# Problem to work on
Starting from the top of the material, restate each line exactly until the line that contains "var xTicks = [0, 20, 40, 60, 80, 100]", which is also copied. Pictures are excluded.

# Collected data
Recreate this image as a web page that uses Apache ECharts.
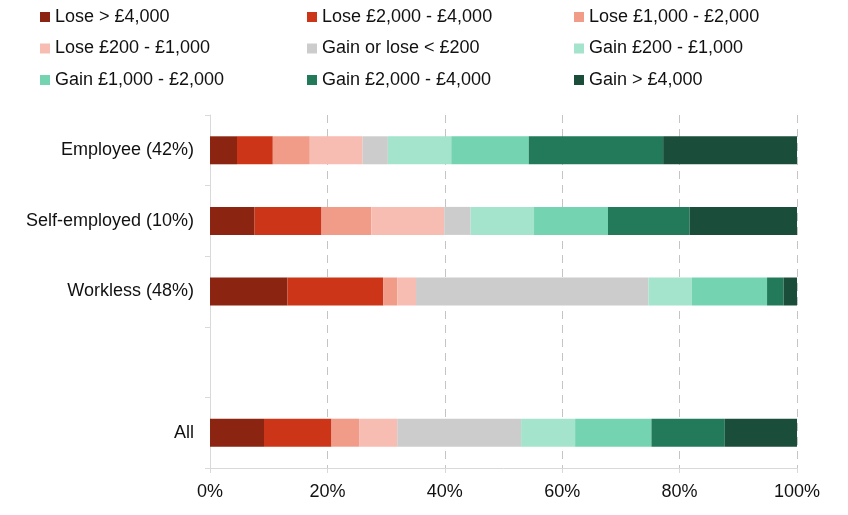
<!DOCTYPE html>
<html>
<head>
<meta charset="utf-8">
<script src="https://cdn.jsdelivr.net/npm/echarts@6.0.0/dist/echarts.min.js"></script>
<style>
  html, body { margin: 0; padding: 0; background: #fff; }
  #chart { width: 848px; height: 515px; }
</style>
</head>
<body>
<div id="chart"></div>
<script>
// categories, top to bottom (blank row sits between Workless and All)
var categories = ['Employee (42%)', 'Self-employed (10%)', 'Workless (48%)', '', 'All']

// share of each group (%) in each band of gain / loss
var loseOver4k = [4.6, 7.6, 13.2, null, 9.2]
var lose2kTo4k = [6.1, 11.4, 16.3, null, 11.5]
var lose1kTo2k = [6.3, 8.5, 2.4, null, 4.7]
var lose200To1k = [9.0, 12.4, 3.2, null, 6.5]
var within200 = [4.3, 4.5, 39.6, null, 21.1]
var gain200To1k = [10.8, 10.8, 7.4, null, 9.2]
var gain1kTo2k = [13.2, 12.6, 12.8, null, 13.0]
var gain2kTo4k = [22.9, 13.9, 2.8, null, 12.5]
var gainOver4k = [22.8, 18.3, 2.3, null, 12.3]

var xTicks = [0, 20, 40, 60, 80, 100]

var bands = [
  { name: 'Lose > £4,000', data: loseOver4k, color: '#8B2511' },
  { name: 'Lose £2,000 - £4,000', data: lose2kTo4k, color: '#CC3517' },
  { name: 'Lose £1,000 - £2,000', data: lose1kTo2k, color: '#F19B89' },
  { name: 'Lose £200 - £1,000', data: lose200To1k, color: '#F7BDB3' },
  { name: 'Gain or lose < £200', data: within200, color: '#CCCCCC' },
  { name: 'Gain £200 - £1,000', data: gain200To1k, color: '#A4E3CC' },
  { name: 'Gain £1,000 - £2,000', data: gain1kTo2k, color: '#74D4B1' },
  { name: 'Gain £2,000 - £4,000', data: gain2kTo4k, color: '#227A5B' },
  { name: 'Gain > £4,000', data: gainOver4k, color: '#1A4E3B' }
]

var font = 'Liberation Sans, Arial, sans-serif'

function makeLegend(left, names) {
  return {
    orient: 'vertical',
    left: left,
    top: 3,
    padding: [5, 5],
    icon: 'rect',
    itemWidth: 10,
    itemHeight: 10,
    itemGap: 13.5,
    selectedMode: false,
    data: names,
    textStyle: { fontSize: 18, fontFamily: font, color: '#111' }
  }
}

var names = bands.map(function(b) { return b.name })

var chart = echarts.init(document.getElementById('chart'))
chart.setOption({
  animation: false,
  legend: [
    makeLegend(35, [names[0], names[3], names[6]]),
    makeLegend(302, [names[1], names[4], names[7]]),
    makeLegend(569, [names[2], names[5], names[8]])
  ],
  grid: {
    left: 210,
    right: 51,
    top: 115,
    bottom: 47
  },
  xAxis: {
    type: 'value',
    min: xTicks[0],
    max: xTicks[xTicks.length - 1],
    interval: 20,
    axisLine: { show: true, lineStyle: { color: '#d9d9d9', width: 1 } },
    axisTick: { show: true, length: 5, lineStyle: { color: '#d9d9d9' } },
    axisLabel: {
      margin: 15,
      fontSize: 18,
      fontFamily: font,
      color: '#111',
      formatter: '{value}%'
    },
    splitLine: {
      show: true,
      lineStyle: { color: '#c4c4c4', type: [8, 6], width: 1 }
    }
  },
  yAxis: {
    type: 'category',
    inverse: true,
    data: categories,
    axisLine: { show: true, lineStyle: { color: '#d9d9d9', width: 1 } },
    axisTick: { show: true, length: 5, lineStyle: { color: '#d9d9d9' } },
    axisLabel: {
      margin: 16,
      fontSize: 18,
      fontFamily: font,
      color: '#111'
    }
  },
  series: bands.map(function(b) {
    return {
      name: b.name,
      type: 'bar',
      stack: 'total',
      barWidth: 28,
      data: b.data,
      itemStyle: { color: b.color }
    }
  })
})
</script>
</body>
</html>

# Result for this exercise
Recreate this image as a web page that uses Apache ECharts.
<!DOCTYPE html>
<html>
<head>
<meta charset="utf-8">
<script src="https://cdn.jsdelivr.net/npm/echarts@6.0.0/dist/echarts.min.js"></script>
<style>
  html, body { margin: 0; padding: 0; background: #fff; }
  #chart { width: 848px; height: 515px; }
</style>
</head>
<body>
<div id="chart"></div>
<script>
// categories, top to bottom (blank row sits between Workless and All)
var categories = ['Employee (42%)', 'Self-employed (10%)', 'Workless (48%)', '', 'All']

// share of each group (%) in each band of gain / loss
var loseOver4k = [4.6, 7.6, 13.2, null, 9.2]
var lose2kTo4k = [6.1, 11.4, 16.3, null, 11.5]
var lose1kTo2k = [6.3, 8.5, 2.4, null, 4.7]
var lose200To1k = [9.0, 12.4, 3.2, null, 6.5]
var within200 = [4.3, 4.5, 39.6, null, 21.1]
var gain200To1k = [10.8, 10.8, 7.4, null, 9.2]
var gain1kTo2k = [13.2, 12.6, 12.8, null, 13.0]
var gain2kTo4k = [22.9, 13.9, 2.8, null, 12.5]
var gainOver4k = [22.8, 18.3, 2.3, null, 12.3]

var xTicks = [0, 20, 40, 60, 80, 100]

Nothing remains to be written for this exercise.